> Dataset extract

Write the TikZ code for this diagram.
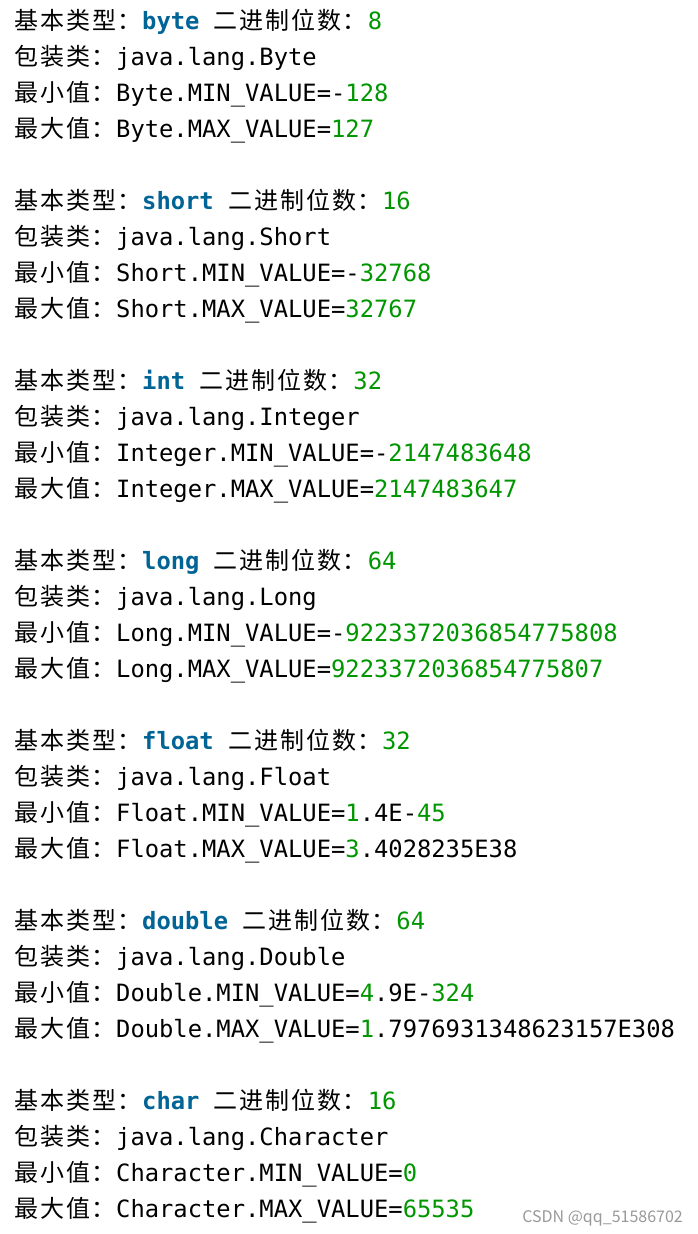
\documentclass[tikz,border=0pt]{standalone}
\usepackage{fontspec}
\setmonofont{DejaVu Sans Mono}
\newfontfamily\cjk{Noto Sans CJK SC}
\newfontfamily\cjkw[LetterSpace=8.3]{Noto Sans CJK SC}
\definecolor{kw}{RGB}{0,100,150}
\definecolor{num}{RGB}{0,150,0}
\newcommand{\G}[1]{\textcolor{num}{#1}}
\newcommand{\K}[1]{\textcolor{kw}{\bfseries #1}}
\newcommand{\C}[1]{{\cjkw\fontsize{24}{24}\selectfont #1}}
\newcommand{\CO}{{\cjk\fontsize{24}{24}\selectfont\makebox[26pt][c]{：}}}
\begin{document}
\begin{tikzpicture}[x=1pt,y=-1pt,
  ln/.style={anchor=base west,inner sep=0pt,font=\ttfamily\fontsize{23.8}{24}\selectfont}]
\useasboundingbox (0,0) rectangle (697,1234);
\fill[white] (0,0) rectangle (697,1234);
\newcommand{\grp}[6]{%
 \node[ln] (a#1) at (14,#2+29) {\C{基本类型}\CO\K{#3} \C{二进制位数}\CO\G{#4}};
 \node[ln] (b#1) at (14,#2+65) {\C{包装类}\CO java.lang.#5};
 \node[ln] (c#1) at (14,#2+101) {\C{最小值}\CO #6};
}
\grp{1}{0}{byte}{8}{Byte}{Byte.MIN\_VALUE=-\G{128}}
\node[ln] at (14,137) {\C{最大值}\CO Byte.MAX\_VALUE=\G{127}};
\grp{2}{180}{short}{16}{Short}{Short.MIN\_VALUE=-\G{32768}}
\node[ln] at (14,317) {\C{最大值}\CO Short.MAX\_VALUE=\G{32767}};
\grp{3}{360}{int}{32}{Integer}{Integer.MIN\_VALUE=-\G{2147483648}}
\node[ln] at (14,497) {\C{最大值}\CO Integer.MAX\_VALUE=\G{2147483647}};
\grp{4}{540}{long}{64}{Long}{Long.MIN\_VALUE=-\G{9223372036854775808}}
\node[ln] at (14,677) {\C{最大值}\CO Long.MAX\_VALUE=\G{9223372036854775807}};
\grp{5}{720}{float}{32}{Float}{Float.MIN\_VALUE=\G{1}.4E-\G{45}}
\node[ln] at (14,857) {\C{最大值}\CO Float.MAX\_VALUE=\G{3}.4028235E38};
\grp{6}{900}{double}{64}{Double}{Double.MIN\_VALUE=\G{4}.9E-\G{324}}
\node[ln] at (14,1037) {\C{最大值}\CO Double.MAX\_VALUE=\G{1}.7976931348623157E308};
\grp{7}{1080}{char}{16}{Character}{Character.MIN\_VALUE=\G{0}}
\node[ln] at (14,1217) {\C{最大值}\CO Character.MAX\_VALUE=\G{65535}};
\node[anchor=base east,inner sep=0pt,text=gray!80,font=\fontsize{16}{16}\selectfont] (wm) at (683,1222) {\cjk CSDN @qq\_51586702};
\end{tikzpicture}
\end{document}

> What you will do
Set the pictures aside and transcribe the data above exactly.

> Exercise answer
Write the TikZ code for this diagram.
\documentclass[tikz,border=0pt]{standalone}
\usepackage{fontspec}
\setmonofont{DejaVu Sans Mono}
\newfontfamily\cjk{Noto Sans CJK SC}
\newfontfamily\cjkw[LetterSpace=8.3]{Noto Sans CJK SC}
\definecolor{kw}{RGB}{0,100,150}
\definecolor{num}{RGB}{0,150,0}
\newcommand{\G}[1]{\textcolor{num}{#1}}
\newcommand{\K}[1]{\textcolor{kw}{\bfseries #1}}
\newcommand{\C}[1]{{\cjkw\fontsize{24}{24}\selectfont #1}}
\newcommand{\CO}{{\cjk\fontsize{24}{24}\selectfont\makebox[26pt][c]{：}}}
\begin{document}
\begin{tikzpicture}[x=1pt,y=-1pt,
  ln/.style={anchor=base west,inner sep=0pt,font=\ttfamily\fontsize{23.8}{24}\selectfont}]
\useasboundingbox (0,0) rectangle (697,1234);
\fill[white] (0,0) rectangle (697,1234);
\newcommand{\grp}[6]{%
 \node[ln] (a#1) at (14,#2+29) {\C{基本类型}\CO\K{#3} \C{二进制位数}\CO\G{#4}};
 \node[ln] (b#1) at (14,#2+65) {\C{包装类}\CO java.lang.#5};
 \node[ln] (c#1) at (14,#2+101) {\C{最小值}\CO #6};
}
\grp{1}{0}{byte}{8}{Byte}{Byte.MIN\_VALUE=-\G{128}}
\node[ln] at (14,137) {\C{最大值}\CO Byte.MAX\_VALUE=\G{127}};
\grp{2}{180}{short}{16}{Short}{Short.MIN\_VALUE=-\G{32768}}
\node[ln] at (14,317) {\C{最大值}\CO Short.MAX\_VALUE=\G{32767}};
\grp{3}{360}{int}{32}{Integer}{Integer.MIN\_VALUE=-\G{2147483648}}
\node[ln] at (14,497) {\C{最大值}\CO Integer.MAX\_VALUE=\G{2147483647}};
\grp{4}{540}{long}{64}{Long}{Long.MIN\_VALUE=-\G{9223372036854775808}}
\node[ln] at (14,677) {\C{最大值}\CO Long.MAX\_VALUE=\G{9223372036854775807}};
\grp{5}{720}{float}{32}{Float}{Float.MIN\_VALUE=\G{1}.4E-\G{45}}
\node[ln] at (14,857) {\C{最大值}\CO Float.MAX\_VALUE=\G{3}.4028235E38};
\grp{6}{900}{double}{64}{Double}{Double.MIN\_VALUE=\G{4}.9E-\G{324}}
\node[ln] at (14,1037) {\C{最大值}\CO Double.MAX\_VALUE=\G{1}.7976931348623157E308};
\grp{7}{1080}{char}{16}{Character}{Character.MIN\_VALUE=\G{0}}
\node[ln] at (14,1217) {\C{最大值}\CO Character.MAX\_VALUE=\G{65535}};
\node[anchor=base east,inner sep=0pt,text=gray!80,font=\fontsize{16}{16}\selectfont] (wm) at (683,1222) {\cjk CSDN @qq\_51586702};
\end{tikzpicture}
\end{document}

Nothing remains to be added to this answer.